Supplied material:
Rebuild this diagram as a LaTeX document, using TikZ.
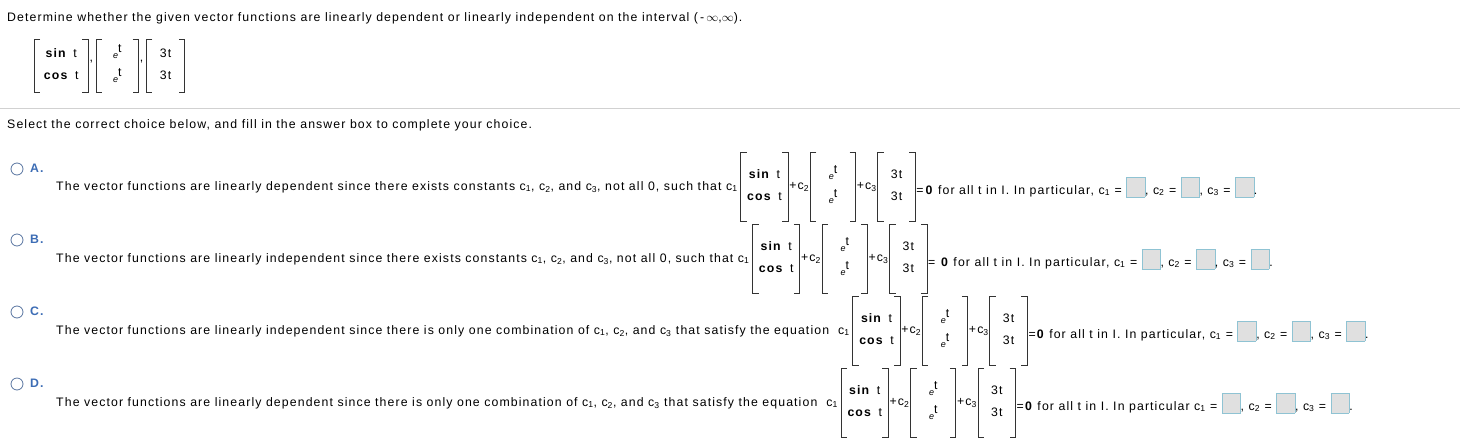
\documentclass[tikz,border=0pt]{standalone}
\usepackage{fontspec}
\setmainfont{Liberation Sans}[LetterSpace=9]
\usetikzlibrary{positioning}
\definecolor{boxc}{HTML}{8FC3D3}
\definecolor{boxg}{HTML}{E0E0E0}
\definecolor{optblue}{HTML}{3D6DB5}
\newcommand\ans{\fcolorbox{boxc}{boxg}{\rule{0pt}{14pt}\hspace{12pt}}}
\newcommand\ee{{\itshape\fontsize{9}{9}\selectfont e}\raisebox{6pt}{t}}
\newcommand\vsin{\begin{tabular}{@{}c@{}}\textbf{sin}\, t\\[8pt]\textbf{cos}\, t\end{tabular}}
\newcommand\vexp{\begin{tabular}{@{}c@{}}\ee\\[6pt]\ee\end{tabular}}
\newcommand\vthr{\begin{tabular}{@{}c@{}}3t\\[8pt]3t\end{tabular}}
\newcommand\brk[1]{\draw[brk] ([xshift=6pt]#1.north west) -| (#1.south west) -- ++(6pt,0);
  \draw[brk] ([xshift=-6pt]#1.north east) -| (#1.south east) -- ++(-6pt,0);}
\newcommand\vexpr[3]{%
  \node[vb,anchor=west] (#1v1) at ([xshift=2pt]#1c.east) {\vsin}; \brk{#1v1}
  \node[tx,anchor=west] (#1p2) at (#1v1.east) {+c\textsubscript{2}};
  \node[vb,anchor=west,minimum width=#2] (#1v2) at (#1p2.east) {\vexp}; \brk{#1v2}
  \node[tx,anchor=west] (#1p3) at (#1v2.east) {+c\textsubscript{3}};
  \node[vb,anchor=west,minimum width=#3] (#1v3) at (#1p3.east) {\vthr}; \brk{#1v3}
}
\tikzset{
  tx/.style={inner sep=1pt,font=\fontsize{12.3}{14}\selectfont},
  vb/.style={inner xsep=4pt,inner ysep=0pt,minimum height=68pt,minimum width=47pt,font=\fontsize{12.3}{14}\selectfont},
  brk/.style={line width=1pt,black!80},
  opt/.style={circle,draw=optblue!60!gray,line width=0.8pt,minimum size=12pt,inner sep=0pt},
  olab/.style={font=\fontsize{12.3}{14}\selectfont\bfseries,text=optblue,inner sep=0pt}
}
\begin{document}
\begin{tikzpicture}[x=1pt,y=-1pt]
\useasboundingbox (0,0) rectangle (1460,437);
\node[tx,anchor=base west] (q) at (6,21) {Determine whether the given vector functions are linearly dependent or linearly independent on the interval (\,-\,$\infty$,$\infty$).};
\node[vb,minimum width=54pt,minimum height=52pt,anchor=west] (a1) at (34,66) {\vsin}; \brk{a1}
\node[tx,anchor=west,inner sep=1pt] (k1) at ([yshift=4pt]a1.east) {,};
\node[vb,minimum width=42pt,minimum height=52pt,anchor=west] (a2) at ([xshift=2pt]k1.east |- a1.east) {\vexp}; \brk{a2}
\node[tx,anchor=west,inner sep=1pt] (k2) at ([yshift=4pt]a2.east) {,};
\node[vb,minimum width=38pt,minimum height=52pt,anchor=west] (a3) at ([xshift=2pt]k2.east |- a2.east) {\vthr}; \brk{a3}
\draw[black!18,line width=1pt] (0,108) -- (1460,108);
\node[tx,anchor=base west] (sel) at (6,128) {Select the correct choice below, and fill in the answer box to complete your choice.};
% A
\node[opt] (oA) at (17,169) {}; \node[olab,anchor=west] (lA) at (30,168) {A.};
\node[tx,anchor=west] (Ac) at (55,187) {The vector functions are linearly dependent since there exists constants c\textsubscript{1}, c\textsubscript{2}, and c\textsubscript{3}, not all 0, such that c\textsubscript{1}};
\vexpr{A}{45pt}{37pt}
\node[tx,anchor=west] (At) at (Av3.east) {=\,\textbf{0} for all t in I. In particular, c\textsubscript{1} = \ans, c\textsubscript{2} = \ans, c\textsubscript{3} = \ans.};
% B
\node[opt] (oB) at (17,240) {}; \node[olab,anchor=west] (lB) at (30,239) {B.};
\node[tx,anchor=west] (Bc) at (55,259) {The vector functions are linearly independent since there exists constants c\textsubscript{1}, c\textsubscript{2}, and c\textsubscript{3}, not all 0, such that c\textsubscript{1}};
\vexpr{B}{45pt}{37pt}
\node[tx,anchor=west] (Bt) at (Bv3.east) {= \textbf{0} for all t in I. In particular, c\textsubscript{1} = \ans, c\textsubscript{2} = \ans, c\textsubscript{3} = \ans.};
% C
\node[opt] (oC) at (17,312) {}; \node[olab,anchor=west] (lC) at (30,311) {C.};
\node[tx,anchor=west] (Cc) at (55,331) {The vector functions are linearly independent since there is only one combination of c\textsubscript{1}, c\textsubscript{2}, and c\textsubscript{3} that satisfy the equation \ c\textsubscript{1}};
\vexpr{C}{45pt}{37pt}
\node[tx,anchor=west] (Ct) at (Cv3.east) {=\textbf{0} for all t in I. In particular, c\textsubscript{1} = \ans, c\textsubscript{2} = \ans, c\textsubscript{3} = \ans.};
% D
\node[opt] (oD) at (17,384) {}; \node[olab,anchor=west] (lD) at (30,383) {D.};
\node[tx,anchor=west] (Dc) at (55,403) {The vector functions are linearly dependent since there is only one combination of c\textsubscript{1}, c\textsubscript{2}, and c\textsubscript{3} that satisfy the equation \ c\textsubscript{1}};
\vexpr{D}{45pt}{37pt}
\node[tx,anchor=west] (Dt) at (Dv3.east) {=\textbf{0} for all t in I. In particular c\textsubscript{1} = \ans, c\textsubscript{2} = \ans, c\textsubscript{3} = \ans.};
\end{tikzpicture}
\end{document}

Given exercise: Every line above should be returned word for word, with the pictures left behind.

Exercise response:
Rebuild this diagram as a LaTeX document, using TikZ.
\documentclass[tikz,border=0pt]{standalone}
\usepackage{fontspec}
\setmainfont{Liberation Sans}[LetterSpace=9]
\usetikzlibrary{positioning}
\definecolor{boxc}{HTML}{8FC3D3}
\definecolor{boxg}{HTML}{E0E0E0}
\definecolor{optblue}{HTML}{3D6DB5}
\newcommand\ans{\fcolorbox{boxc}{boxg}{\rule{0pt}{14pt}\hspace{12pt}}}
\newcommand\ee{{\itshape\fontsize{9}{9}\selectfont e}\raisebox{6pt}{t}}
\newcommand\vsin{\begin{tabular}{@{}c@{}}\textbf{sin}\, t\\[8pt]\textbf{cos}\, t\end{tabular}}
\newcommand\vexp{\begin{tabular}{@{}c@{}}\ee\\[6pt]\ee\end{tabular}}
\newcommand\vthr{\begin{tabular}{@{}c@{}}3t\\[8pt]3t\end{tabular}}
\newcommand\brk[1]{\draw[brk] ([xshift=6pt]#1.north west) -| (#1.south west) -- ++(6pt,0);
  \draw[brk] ([xshift=-6pt]#1.north east) -| (#1.south east) -- ++(-6pt,0);}
\newcommand\vexpr[3]{%
  \node[vb,anchor=west] (#1v1) at ([xshift=2pt]#1c.east) {\vsin}; \brk{#1v1}
  \node[tx,anchor=west] (#1p2) at (#1v1.east) {+c\textsubscript{2}};
  \node[vb,anchor=west,minimum width=#2] (#1v2) at (#1p2.east) {\vexp}; \brk{#1v2}
  \node[tx,anchor=west] (#1p3) at (#1v2.east) {+c\textsubscript{3}};
  \node[vb,anchor=west,minimum width=#3] (#1v3) at (#1p3.east) {\vthr}; \brk{#1v3}
}
\tikzset{
  tx/.style={inner sep=1pt,font=\fontsize{12.3}{14}\selectfont},
  vb/.style={inner xsep=4pt,inner ysep=0pt,minimum height=68pt,minimum width=47pt,font=\fontsize{12.3}{14}\selectfont},
  brk/.style={line width=1pt,black!80},
  opt/.style={circle,draw=optblue!60!gray,line width=0.8pt,minimum size=12pt,inner sep=0pt},
  olab/.style={font=\fontsize{12.3}{14}\selectfont\bfseries,text=optblue,inner sep=0pt}
}
\begin{document}
\begin{tikzpicture}[x=1pt,y=-1pt]
\useasboundingbox (0,0) rectangle (1460,437);
\node[tx,anchor=base west] (q) at (6,21) {Determine whether the given vector functions are linearly dependent or linearly independent on the interval (\,-\,$\infty$,$\infty$).};
\node[vb,minimum width=54pt,minimum height=52pt,anchor=west] (a1) at (34,66) {\vsin}; \brk{a1}
\node[tx,anchor=west,inner sep=1pt] (k1) at ([yshift=4pt]a1.east) {,};
\node[vb,minimum width=42pt,minimum height=52pt,anchor=west] (a2) at ([xshift=2pt]k1.east |- a1.east) {\vexp}; \brk{a2}
\node[tx,anchor=west,inner sep=1pt] (k2) at ([yshift=4pt]a2.east) {,};
\node[vb,minimum width=38pt,minimum height=52pt,anchor=west] (a3) at ([xshift=2pt]k2.east |- a2.east) {\vthr}; \brk{a3}
\draw[black!18,line width=1pt] (0,108) -- (1460,108);
\node[tx,anchor=base west] (sel) at (6,128) {Select the correct choice below, and fill in the answer box to complete your choice.};
% A
\node[opt] (oA) at (17,169) {}; \node[olab,anchor=west] (lA) at (30,168) {A.};
\node[tx,anchor=west] (Ac) at (55,187) {The vector functions are linearly dependent since there exists constants c\textsubscript{1}, c\textsubscript{2}, and c\textsubscript{3}, not all 0, such that c\textsubscript{1}};
\vexpr{A}{45pt}{37pt}
\node[tx,anchor=west] (At) at (Av3.east) {=\,\textbf{0} for all t in I. In particular, c\textsubscript{1} = \ans, c\textsubscript{2} = \ans, c\textsubscript{3} = \ans.};
% B
\node[opt] (oB) at (17,240) {}; \node[olab,anchor=west] (lB) at (30,239) {B.};
\node[tx,anchor=west] (Bc) at (55,259) {The vector functions are linearly independent since there exists constants c\textsubscript{1}, c\textsubscript{2}, and c\textsubscript{3}, not all 0, such that c\textsubscript{1}};
\vexpr{B}{45pt}{37pt}
\node[tx,anchor=west] (Bt) at (Bv3.east) {= \textbf{0} for all t in I. In particular, c\textsubscript{1} = \ans, c\textsubscript{2} = \ans, c\textsubscript{3} = \ans.};
% C
\node[opt] (oC) at (17,312) {}; \node[olab,anchor=west] (lC) at (30,311) {C.};
\node[tx,anchor=west] (Cc) at (55,331) {The vector functions are linearly independent since there is only one combination of c\textsubscript{1}, c\textsubscript{2}, and c\textsubscript{3} that satisfy the equation \ c\textsubscript{1}};
\vexpr{C}{45pt}{37pt}
\node[tx,anchor=west] (Ct) at (Cv3.east) {=\textbf{0} for all t in I. In particular, c\textsubscript{1} = \ans, c\textsubscript{2} = \ans, c\textsubscript{3} = \ans.};
% D
\node[opt] (oD) at (17,384) {}; \node[olab,anchor=west] (lD) at (30,383) {D.};
\node[tx,anchor=west] (Dc) at (55,403) {The vector functions are linearly dependent since there is only one combination of c\textsubscript{1}, c\textsubscript{2}, and c\textsubscript{3} that satisfy the equation \ c\textsubscript{1}};
\vexpr{D}{45pt}{37pt}
\node[tx,anchor=west] (Dt) at (Dv3.east) {=\textbf{0} for all t in I. In particular c\textsubscript{1} = \ans, c\textsubscript{2} = \ans, c\textsubscript{3} = \ans.};
\end{tikzpicture}
\end{document}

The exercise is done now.